Montage(name: str, mode: MontageMode, electrode_pairs: list[tuple], eeg_net: str | None = None)

Unified montage: EEG-cap labels or 3-D XYZ coordinates.

tit.sim.config.MontageMode ¶

Bases: Enum

tit.sim.config.SimulationMode ¶

Bases: Enum

tit.sim.config.parse_intensities ¶

parse_intensities(s: str) -> list[float]

Parse comma-separated intensity string into list of floats.

Source code in tit/sim/config.py

def parse_intensities(s: str) -> list[float]:
    """Parse comma-separated intensity string into list of floats."""
    v = [float(x.strip()) for x in s.split(",")]
    n = len(v)
    if n == 1:
        return [v[0], v[0]]
    if n >= 2 and n % 2 == 0:
        return v
    raise ValueError(
        f"Invalid intensity format: expected 1 or an even number of values; got {n}: {s!r}"
    )

tit.sim.base.BaseSimulation ¶

BaseSimulation(config: SimulationConfig, montage: Montage, logger)

Bases: ABC

Abstract base class for TI/mTI simulations.

Subclasses must implement :pyattr:_simulation_mode, :pyattr:_montage_type_label, :pyattr:_montage_imgs_key, :meth:_build_session, and :meth:_post_process.

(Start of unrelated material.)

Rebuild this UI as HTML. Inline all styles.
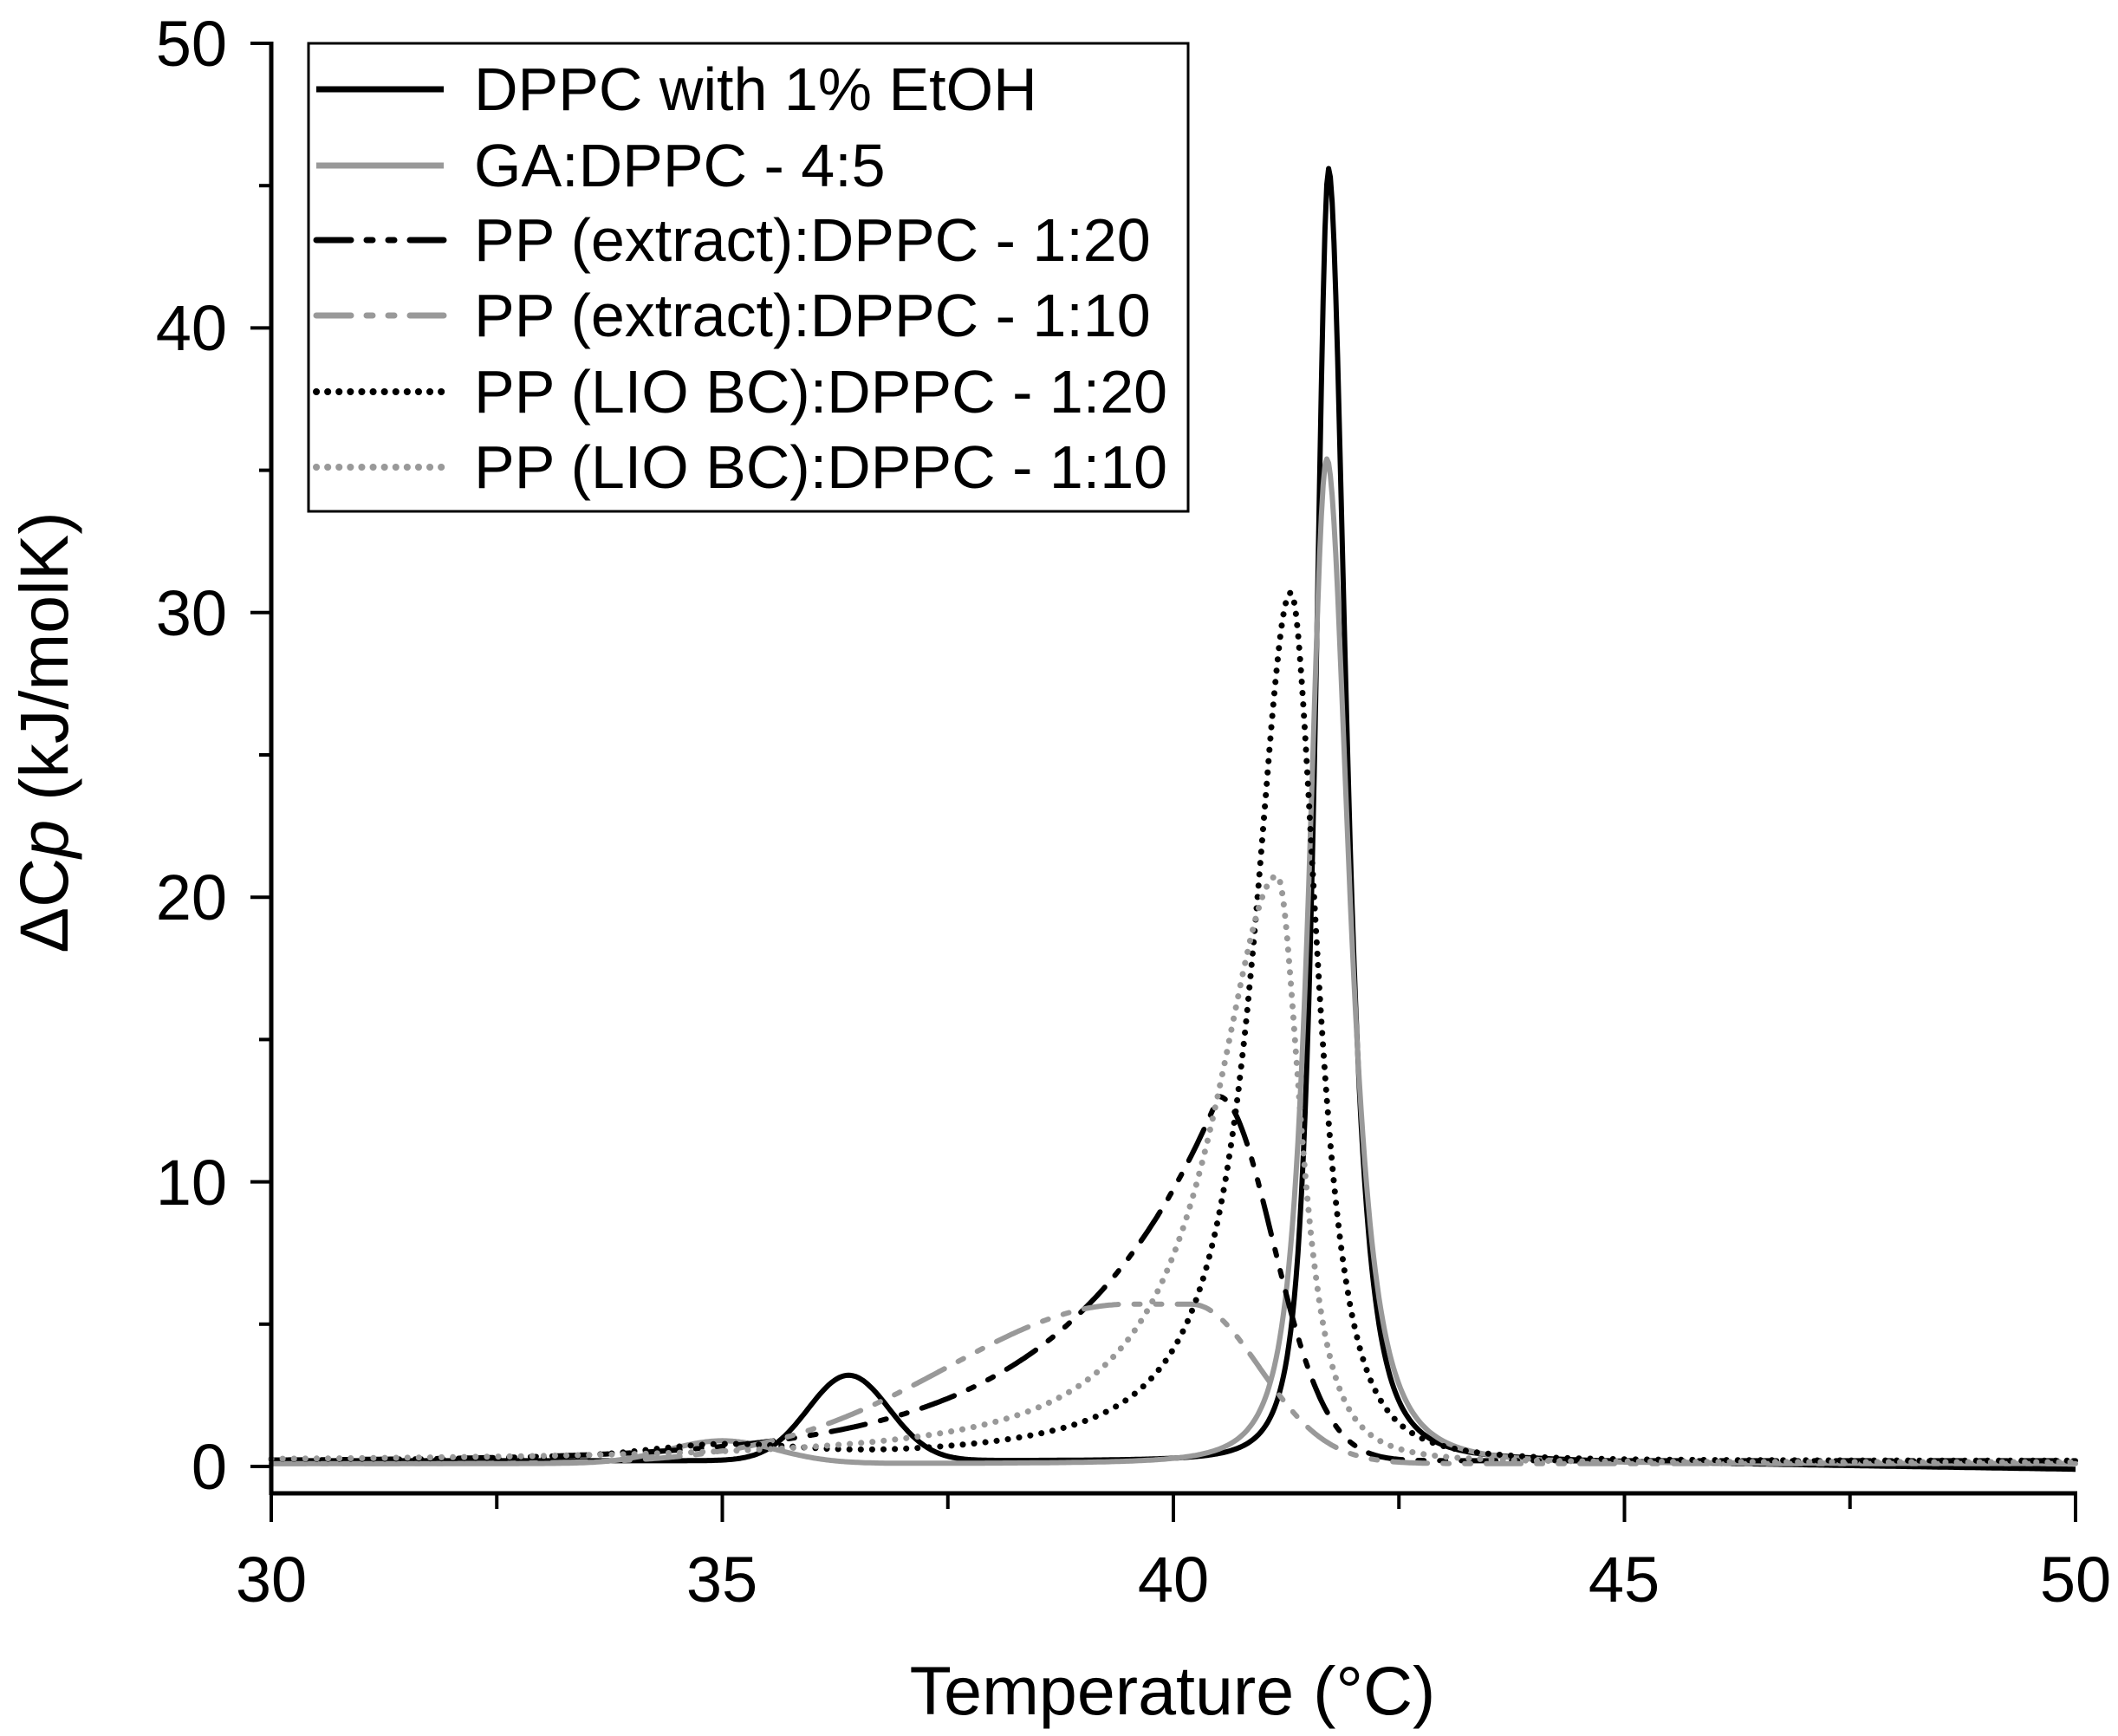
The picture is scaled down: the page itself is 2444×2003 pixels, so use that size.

Source code in tit/sim/base.py

def __init__(self, config: SimulationConfig, montage: Montage, logger):
    self.config = config
    self.montage = montage
    self.logger = logger
    self.pm = get_path_manager()
    self.m2m_dir = self.pm.m2m(config.subject_id)

run ¶

run(simulation_dir: str) -> dict

Execute the full simulation pipeline. Returns a result dict.

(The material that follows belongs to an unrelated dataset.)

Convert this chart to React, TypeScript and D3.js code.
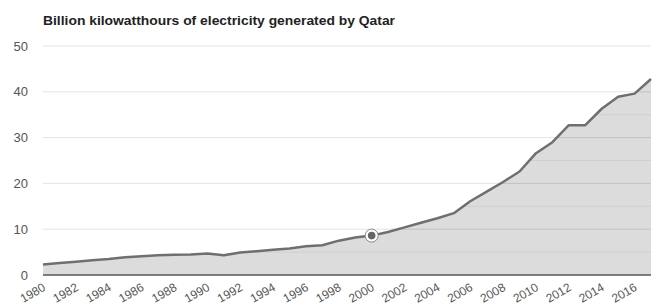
import React from "react";
import * as d3 from "d3";

const title = "Billion kilowatthours of electricity generated by Qatar";
const years = [
  1980, 1981, 1982, 1983, 1984, 1985, 1986, 1987, 1988, 1989,
  1990, 1991, 1992, 1993, 1994, 1995, 1996, 1997, 1998, 1999,
  2000, 2001, 2002, 2003, 2004, 2005, 2006, 2007, 2008, 2009,
  2010, 2011, 2012, 2013, 2014, 2015, 2016, 2017,
];
const values = [
  2.3, 2.6, 2.9, 3.2, 3.5, 3.9, 4.1, 4.3, 4.4, 4.5,
  4.7, 4.3, 4.9, 5.2, 5.5, 5.8, 6.3, 6.5, 7.5, 8.2,
  8.6, 9.4, 10.4, 11.4, 12.4, 13.5, 16.1, 18.2, 20.3, 22.6,
  26.6, 29.0, 32.7, 32.7, 36.3, 38.9, 39.6, 42.8,
];
const yTicks = [0, 10, 20, 30, 40, 50];
const yMinorTicks = [5, 15, 25, 35, 45];
const xTickYears = [1980, 1982, 1984, 1986, 1988, 1990, 1992, 1994, 1996, 1998, 2000, 2002, 2004, 2006, 2008, 2010, 2012, 2014, 2016];
const highlightYear = 2000;

export default function App() {
  const W = 658, H = 306;
  const left = 43, right = 651, top = 46, bottom = 275;
  const x = d3.scaleLinear().domain([1980, 2017]).range([left, right]);
  const y = d3.scaleLinear().domain([0, 50]).range([bottom, top]);
  const data = years.map((yr, i) => ({ yr, v: values[i] }));
  const area = d3.area<{ yr: number; v: number }>().x(d => x(d.yr)).y0(y(0)).y1(d => y(d.v));
  const line = d3.line<{ yr: number; v: number }>().x(d => x(d.yr)).y(d => y(d.v));
  const hi = data.find(d => d.yr === highlightYear)!;
  const font = "'Liberation Sans', Arial, sans-serif";
  return (
    <svg width={W} height={H} style={{ position: "absolute", left: 0, top: 0, background: "#fff" }} fontFamily={font}>
      <defs>
        <clipPath id="areaClip">
          <path d={area(data) || ""} />
        </clipPath>
      </defs>
      <text x={left} y={24.5} fontSize={13} fontWeight="bold" fill="#222" textLength={352} lengthAdjust="spacingAndGlyphs">{title}</text>
      {yTicks.map(t => (
        <g key={t}>
          <line x1={left} x2={right} y1={y(t)} y2={y(t)} stroke="#e4e4e4" strokeWidth={1} />
          <text x={28} y={y(t)} dy="0.36em" textAnchor="end" fontSize={13} fill="#555">{t}</text>
        </g>
      ))}
      <path d={area(data) || ""} fill="#dcdcdc" />
      <g clipPath="url(#areaClip)">
        {yTicks.filter(t => t > 0).map(t => (
          <line key={t} x1={left} x2={right} y1={y(t)} y2={y(t)} stroke="#c2c2c2" strokeWidth={1} />
        ))}
        {yMinorTicks.map(t => (
          <line key={t} x1={left} x2={right} y1={y(t)} y2={y(t)} stroke="#cfcfcf" strokeWidth={1} />
        ))}
      </g>
      <path d={line(data) || ""} fill="none" stroke="#6f6f6f" strokeWidth={2.5} strokeLinejoin="round" />
      <line x1={left} x2={right} y1={y(0)} y2={y(0)} stroke="#5a5a5a" strokeWidth={1.5} />
      {xTickYears.map(yr => (
        <text key={yr} transform={`translate(${x(yr)},${bottom + 9}) rotate(-30)`} textAnchor="end" dy="0.55em" fontSize={12} fill="#555">{yr}</text>
      ))}
      <circle cx={x(hi.yr)} cy={y(hi.v)} r={6.5} fill="#fff" stroke="#8a8a8a" strokeWidth={1} />
      <circle cx={x(hi.yr)} cy={y(hi.v)} r={3.8} fill="#666" />
    </svg>
  );
}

Source code in tit/sim/base.py

def run(self, simulation_dir: str) -> dict:
    """Execute the full simulation pipeline. Returns a result dict."""
    montage_dir = self.pm.simulation(
        self.config.subject_id,
        self.montage.name,
    )
    dirs = setup_montage_directories(montage_dir, self._simulation_mode)
    create_simulation_config_file(
        self.config, self.montage, dirs["documentation"], self.logger
    )

    viz_pairs = None if self.montage.is_xyz else self.montage.electrode_pairs

    run_montage_visualization(
        montage_name=self.montage.name,
        simulation_mode=self._simulation_mode,
        eeg_net=self.montage.eeg_net,
        output_dir=dirs[self._montage_imgs_key],
        project_dir=self.config.project_dir,
        logger=self.logger,
        electrode_pairs=viz_pairs,
    )

    self.logger.info("SimNIBS simulation: Started")
    run_simnibs(self._build_session(dirs["hf_dir"]))
    self.logger.info("SimNIBS simulation: \u2713 Complete")

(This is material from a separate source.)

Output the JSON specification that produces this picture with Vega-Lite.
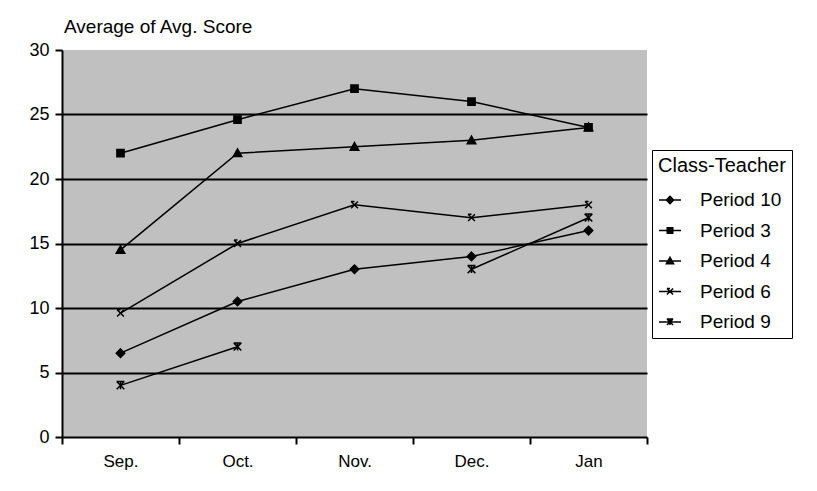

    output_mesh = self._post_process(dirs)
    self.logger.info(f"\u2713 {self.montage.name} complete")

    return {
        "montage_name": self.montage.name,
        "montage_type": self._montage_type_label,
        "status": "completed",
        "output_mesh": output_mesh,
    }

tit.sim.utils.run_simulation ¶

run_simulation(config: SimulationConfig, logger=None, progress_callback: Callable[[int, int, str], None] | None = None) -> list[dict]

Run TI/mTI simulations sequentially. Mode is auto-detected per montage. Montages are read from config.montages. Returns list of result dicts: montage_name, montage_type, status, output_mesh.